A Christine Chubbuck le dolía seguir siendo virgen a los veintinueve años. Se apodaba a sí misma Pristine Buttocks (nalgas prístinas). Nadie nunca, aparte de ella, la llamó de esa forma.
El invitado de su último noticiero era un psicólogo que hablaría sobre la importancia de llevar un diario de sueños. Él vio todo de frente. El tipo cuenta que después de aquella escena ha soñado más de mil veces con el suicidio de Chubbuck, con la escena exacta. Le llama la atención que su inconsciente jamás ha reelaborado la imagen, no ve a la periodista disparándose en otro planeta o junto al monumento a Washington, el psicólogo no se imagina a su propia madre como la suicida, no cambia el arma de fuego por una ballesta o un pene, no, siempre es la escena intacta, prístina.
En la preparatoria, la periodista organizó un grupo llamado “Dateless Wonder Club” (el club de las maravillas sin citas).

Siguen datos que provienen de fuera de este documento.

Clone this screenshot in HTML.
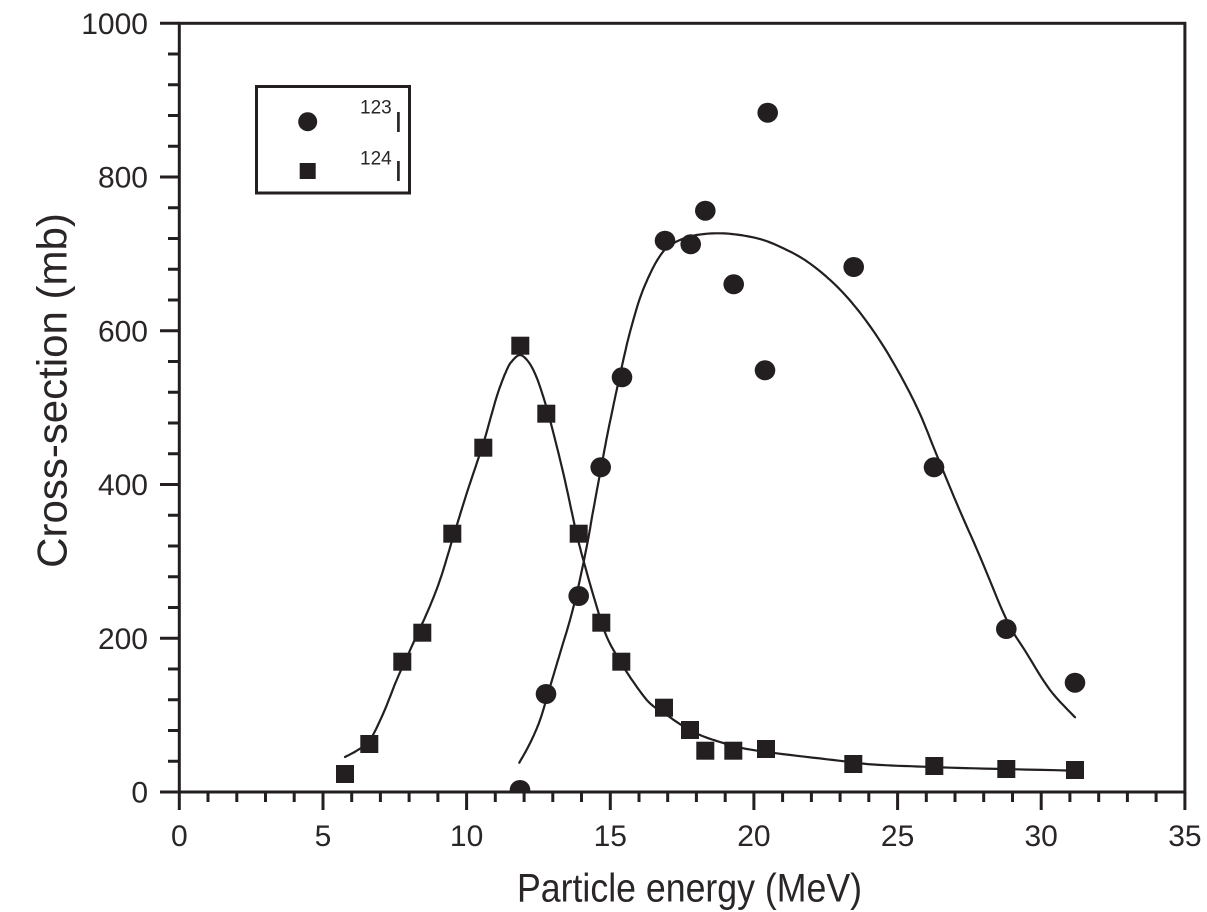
<!DOCTYPE html>
<html>
<head>
<meta charset="utf-8">
<style>
  html, body { margin: 0; padding: 0; background: #ffffff; }
  svg { display: block; }
  text { font-family: "Liberation Sans", Arial, sans-serif; fill: #2a2627; }
</style>
</head>
<body>
<svg width="1207" height="912" viewBox="0 0 1207 912" xmlns="http://www.w3.org/2000/svg">
  <defs>
    <clipPath id="plot">
      <rect x="179" y="23" width="1006" height="768"/>
    </clipPath>
  </defs>
  <rect x="0" y="0" width="1207" height="912" fill="#ffffff"/>

  <!-- Frame -->
  <rect x="179.3" y="23.3" width="1005.6" height="768.7" fill="none" stroke="#231f20" stroke-width="3"/>

  <!-- X ticks -->
  <g stroke="#231f20" stroke-width="3" fill="none">
    <path d="M179.3 792V810 M323.0 792V810 M466.6 792V810 M610.3 792V810 M753.9 792V810 M897.6 792V810 M1041.2 792V810 M1184.9 792V810"/>
    <path d="M208.0 792V802 M236.8 792V802 M265.5 792V802 M294.2 792V802
             M351.7 792V802 M380.4 792V802 M409.1 792V802 M437.9 792V802
             M495.3 792V802 M524.1 792V802 M552.8 792V802 M581.5 792V802
             M639.0 792V802 M667.7 792V802 M696.4 792V802 M725.2 792V802
             M782.6 792V802 M811.4 792V802 M840.1 792V802 M868.8 792V802
             M926.3 792V802 M955.0 792V802 M983.7 792V802 M1012.5 792V802
             M1069.9 792V802 M1098.7 792V802 M1127.4 792V802 M1156.1 792V802"/>
    <!-- Y ticks -->
    <path d="M160 792H179.3 M160 638.3H179.3 M160 484.5H179.3 M160 330.8H179.3 M160 177.0H179.3 M160 23.3H179.3"/>
    <path d="M168 761.3H179.3 M168 730.5H179.3 M168 699.8H179.3 M168 669.0H179.3
             M168 607.5H179.3 M168 576.8H179.3 M168 546.0H179.3 M168 515.3H179.3
             M168 453.8H179.3 M168 423.0H179.3 M168 392.3H179.3 M168 361.5H179.3
             M168 300.0H179.3 M168 269.3H179.3 M168 238.5H179.3 M168 207.8H179.3
             M168 146.3H179.3 M168 115.5H179.3 M168 84.8H179.3 M168 54.0H179.3"/>
  </g>

  <!-- X tick labels -->
  <g font-size="30" text-anchor="middle">
    <text x="179.3" y="846">0</text>
    <text x="323.0" y="846">5</text>
    <text x="466.6" y="846">10</text>
    <text x="610.3" y="846">15</text>
    <text x="753.9" y="846">20</text>
    <text x="897.6" y="846">25</text>
    <text x="1041.2" y="846">30</text>
    <text x="1184.9" y="846">35</text>
  </g>
  <!-- Y tick labels -->
  <g font-size="30" text-anchor="end">
    <text x="148" y="802.5">0</text>
    <text x="148" y="648.8">200</text>
    <text x="148" y="495">400</text>
    <text x="148" y="341.3">600</text>
    <text x="148" y="187.5">800</text>
    <text x="148" y="33.8">1000</text>
  </g>

  <!-- Axis titles -->
  <text x="517" y="901.5" font-size="40" textLength="345" lengthAdjust="spacingAndGlyphs">Particle energy (MeV)</text>
  <text transform="translate(66.5,390.5) rotate(-90)" font-size="42" text-anchor="middle">Cross-section (mb)</text>

  <!-- Curves -->
  <g clip-path="url(#plot)" fill="none" stroke="#231f20" stroke-width="2.2" stroke-linejoin="round" stroke-linecap="round">
    <polyline class="smooth" points="345,757 357,750.5 369.3,741 383,714 396.7,680 413.3,643 430,606 441,577 452.3,540 466.7,493.3 483.3,443.3 496.7,396.7 506.7,370 513,360 520,355 527,360 533.3,370 540,386.7 550,420 563.3,473.3 575,526.7 583.3,560 596.7,606.7 606.7,636.7 621.3,663.3 636.7,686.7 650,703.3 666.7,715 683,726 700,735 720,742 743.3,748.3 776.7,753.3 833.3,760 873.3,764.5 923.3,766.7 973.3,768.3 1075,770.7"/>
    <polyline class="smooth" points="519.3,762.7 530,743.3 540,720 550,686.7 560,653.3 570,620 578.3,586.7 586.7,546.7 593.3,510 600.7,470 608.3,430 616.7,390 623.3,360 630,332 640,298 650,274 658,259 667,247.5 680,240 696.7,235 718.3,233.3 740,235 763.3,240 783.3,248.3 803.3,259 823.3,274 843.3,293 863.3,317 883.3,346 903,380 920,414 936.7,455 956.7,503.3 980,556.7 1006.7,620 1026.7,653.3 1050,690 1075,717.3"/>
  </g>

  <!-- 124I squares -->
  <g fill="#231f20">
    <rect x="336" y="765" width="18" height="18"/>
    <rect x="360.3" y="735" width="18" height="18"/>
    <rect x="393.3" y="652.7" width="18" height="18"/>
    <rect x="413.3" y="623.7" width="18" height="18"/>
    <rect x="443.3" y="524.7" width="18" height="18"/>
    <rect x="474.3" y="438.7" width="18" height="18"/>
    <rect x="511.3" y="336.7" width="18" height="18"/>
    <rect x="537.3" y="404.7" width="18" height="18"/>
    <rect x="569.7" y="524.7" width="18" height="18"/>
    <rect x="592.3" y="613.7" width="18" height="18"/>
    <rect x="612.3" y="652.7" width="18" height="18"/>
    <rect x="655" y="698.7" width="18" height="18"/>
    <rect x="681" y="721" width="18" height="18"/>
    <rect x="696.3" y="741.7" width="18" height="18"/>
    <rect x="724.3" y="741.7" width="18" height="18"/>
    <rect x="757" y="740" width="18" height="18"/>
    <rect x="844.3" y="755" width="18" height="18"/>
    <rect x="925.3" y="757" width="18" height="18"/>
    <rect x="997.3" y="760" width="18" height="18"/>
    <rect x="1066" y="761" width="18" height="18"/>
  </g>

  <!-- 123I circles -->
  <g fill="#231f20" clip-path="url(#plot)">
    <ellipse cx="520" cy="790" rx="10.3" ry="10"/>
    <ellipse cx="546" cy="694" rx="10.3" ry="10"/>
    <ellipse cx="578.7" cy="596" rx="10.3" ry="10"/>
    <ellipse cx="600.7" cy="467.3" rx="10.3" ry="10"/>
    <ellipse cx="622" cy="377.3" rx="10.3" ry="10"/>
    <ellipse cx="665" cy="240.7" rx="10.3" ry="10"/>
    <ellipse cx="690.7" cy="244.3" rx="10.3" ry="10"/>
    <ellipse cx="705.3" cy="210.7" rx="10.3" ry="10"/>
    <ellipse cx="733.7" cy="284.3" rx="10.3" ry="10"/>
    <ellipse cx="765" cy="370.3" rx="10.3" ry="10"/>
    <ellipse cx="767.7" cy="112.7" rx="10.3" ry="10"/>
    <ellipse cx="853.7" cy="267" rx="10.3" ry="10"/>
    <ellipse cx="934" cy="467.3" rx="10.3" ry="10"/>
    <ellipse cx="1006.3" cy="629" rx="10.3" ry="10"/>
    <ellipse cx="1075" cy="682.7" rx="10.3" ry="10"/>
  </g>

  <!-- Legend -->
  <rect x="256.5" y="86.5" width="153" height="106.5" fill="#ffffff" stroke="#231f20" stroke-width="3"/>
  <circle cx="307.7" cy="121.7" r="9.5" fill="#231f20"/>
  <rect x="299.7" y="163" width="16" height="16" fill="#231f20"/>
  <text x="360" y="113.3" font-size="19">123</text>
  <text x="394.4" y="132" font-size="29">I</text>
  <text x="360" y="164.5" font-size="19">124</text>
  <text x="394.4" y="181" font-size="29">I</text>
</svg>
<script>
(function(){
  var pls = document.querySelectorAll('polyline.smooth');
  for (var k = 0; k < pls.length; k++) {
    var pl = pls[k];
    var raw = pl.getAttribute('points').trim().split(/\s+/);
    var pts = [];
    for (var j = 0; j < raw.length; j++) { var a = raw[j].split(','); pts.push([+a[0], +a[1]]); }
    var out = [];
    for (var i = 0; i < pts.length - 1; i++) {
      var p0 = pts[Math.max(i - 1, 0)], p1 = pts[i], p2 = pts[i + 1], p3 = pts[Math.min(i + 2, pts.length - 1)];
      for (var s = 0; s < 8; s++) {
        var t = s / 8, t2 = t * t, t3 = t2 * t;
        var x = 0.5 * (2 * p1[0] + (-p0[0] + p2[0]) * t + (2 * p0[0] - 5 * p1[0] + 4 * p2[0] - p3[0]) * t2 + (-p0[0] + 3 * p1[0] - 3 * p2[0] + p3[0]) * t3);
        var y = 0.5 * (2 * p1[1] + (-p0[1] + p2[1]) * t + (2 * p0[1] - 5 * p1[1] + 4 * p2[1] - p3[1]) * t2 + (-p0[1] + 3 * p1[1] - 3 * p2[1] + p3[1]) * t3);
        out.push(x.toFixed(1) + ',' + y.toFixed(1));
      }
    }
    var last = pts[pts.length - 1];
    out.push(last[0] + ',' + last[1]);
    pl.setAttribute('points', out.join(' '));
  }
})();
</script>
</body>
</html>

Ella jamás pudo tener una cita romántica con nadie. Los demás miembros del club sí lo consiguieron con el tiempo.
Un poco antes del cierre del programa, Christine leyó una parte del guion que ella misma había redactado:
—Para seguir con la práctica de WXLT, que ha decidido presentar sólo noticias actuales relacionadas con sangre y tripas, TV 40 les presentará una primicia: en vivo y a todo color cubriremos un intento de suicidio.
Enseguida sacó el arma de su bolsa y se dio un tiro detrás de la oreja derecha. Por fin acalló esa voz que la apremiaba a matarse. Fue trasladada al Memorial Hospital de Sarasota, donde murió catorce horas después. Una de las búsquedas más populares relacionadas con su nombre es justo la del video de su muerte. Es sabido que aún existe, pero pocos han podido mirarlo. Yo logré ver un fragmento. No he dejado de soñar con aquella escena desde entonces.